Now that everyone is working from home, Zoom has taken its rightful place as one of the most popular virtual meeting platforms currently used by remote workforces. This isn’t without its risks, however, and if you’re not securing your Zoom meetings, you could be facing Zoombombing in your next meeting.
Zoombombing is an action taken by a bad actor to disrupt your meetings, warns the FBI, and it can affect your business meetings, “social gatherings,” and even your child’s online school attendance meetings. This makes Zoom another platform that needs to be secured for your remote workforce.
Zoombombing can range from pornographic sharing to hate speech and, unless you’re proactively securing your Zoom meetings, you are at risk every time you use this platform.
Failure to secure your Zoom meetings can have many bad implications, all the way up to and including HIPAA violations.
Here are ten tips to help you secure your Zoom meetings and avoid Zoombombing.
You Get What You Pay For
As with so much else in life, you get what you pay for with Zoom. While the platform does offer a free version, you will be far more secure by investing in the paid version. In addition, opting to pay for Zoom gives you more flexibility, such as:
- Multiple host permissions
- More attendee allowances
- Custom personal meeting IDs
- Longer times allowed for meetings
- Cloud recordings of meetings
Side by side pricing comparisons show that paying for Zoom gives you far more features while remaining budget friendly, however Zoom is releasing some of their security features to their free platform as well.
Per a statement Zoom released to The Verge,
“We’re always striving to deliver our users a secure virtual meeting environment. Effective April 5, we are enabling passwords and virtual waiting rooms by default for our Free Basic and Single Pro users.”

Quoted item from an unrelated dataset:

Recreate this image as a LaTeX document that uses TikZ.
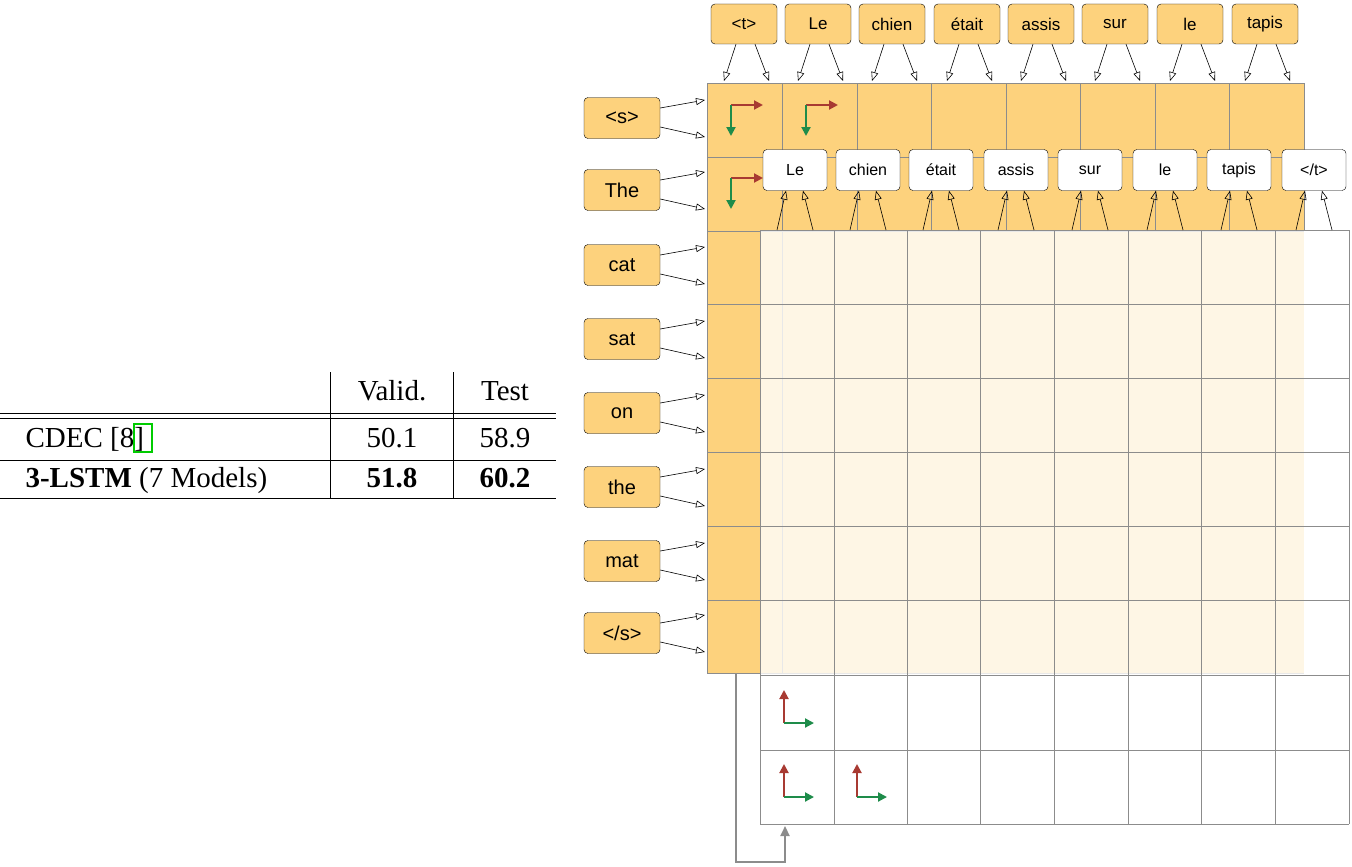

Overall, for security as well as for more useful and customizable features, however, it’s still better to invest in the paid version.
Require Passwords to Access Meetings
Sometimes the simplest strategies work the best. Requiring a password is an important way of securing Zoom meetings.
Passwords will weed out any hackers who use scanning software to access Zoom meetings and make it far more difficult for them to use other hacking methods to get into your meetings.
It’s also recommended that hosts do not use their personal meeting rooms for hosting meetings. Much like phone numbers and passwords, if a bad actor stumbles across your individual Zoom meeting link, he or she can easily Zoombomb you.
Never share the meeting password on public sites.
Securing Your Zoom Meetings with Timely Security Patches
The time between when a software designer finds exploits and creates fixes (or patches) for them and when your employees install the security upgrades is a window of opportunity for cybercriminals. Remind your employees that securing your Zoom meetings starts with them and encourage them to install security patches as soon as they become available.
User Authentication for Internal Meetings
You can weed out bad actors by allowing Zoom to only authorize users’ access to meetings who have a specific domain, such as [email protected].
Any user who attempts to access the meeting without being authenticated will receive an error message from Zoom and not be permitted to join.
Enable the Waiting Room
This feature allows you to control who comes to the meeting by allowing the host to individually grant access to each attendee. You can control the attendees and vet them, disallowing any users you don’t recognize from accessing the meetings.
Do Not Publicize Your Zoom Meetings
Publicizing your Zoom meetings on social media is bad news. A simple search of social media allows bad actors to see lists of all posted Zoom meeting links, which they can then use and log in themselves.
Instead of publishing the Zoom link on social media or any other public forums, create a sign up. While you still must vet the attendees on your sign-up list, you are making it much more difficult for bad actors to access the Zoom meetings. Since hackers generally seek the easy road, they will bypass your meeting and take aim at a meeting they find posted online.
No Participant Screen Sharing
Zoombombers use screen sharing to wreak their havoc on your meeting. Luckily, Zoom makes it easy for the host to disable screen sharing from anyone in the group.
Since the host is controlling who is sharing their screen, no one without authorization or whom the host doesn’t know can hijack the meeting.
To play it safe, the host can disable the audio and video features as well, blocking a bad actor’s ability to participate at all.
In Meeting Security Icon
In Meeting is a new icon in Zoom that allows the host to immediately shut down an active meeting if it has been breached.
In Meeting additionally allows the host to disable chat, disallow screen sharing in real time, control user access, and other important features for securing your Zoom meetings.
Disable the Join Before the Host Feature
If you have allowed “Join Before the Host,” participants can come into the meeting before the host arrives. Ordinarily, this is a great chance for your remote workforce to catch up with each other and share before the meeting begins but with the increasing prevalence of Zoombombing, it’s also a way for a bad actor to get in and cause disruption before the host can come in and actively shut the meeting down.
No Zoombombing Allowed
Zoom is aware of the recent Zoombombing activities and has made it easy for users to avoid them. The Department of Justice takes Zoombombing seriously, and has declared it a punishable crime.
While some Zoombombing antics on social media may seem harmless, many are not. The aim of Zoombombers who use hate speech, pornography, and slander is to demoralize your teams.
Follow these simple tips for securing your Zoom meetings so they remain safe and productive.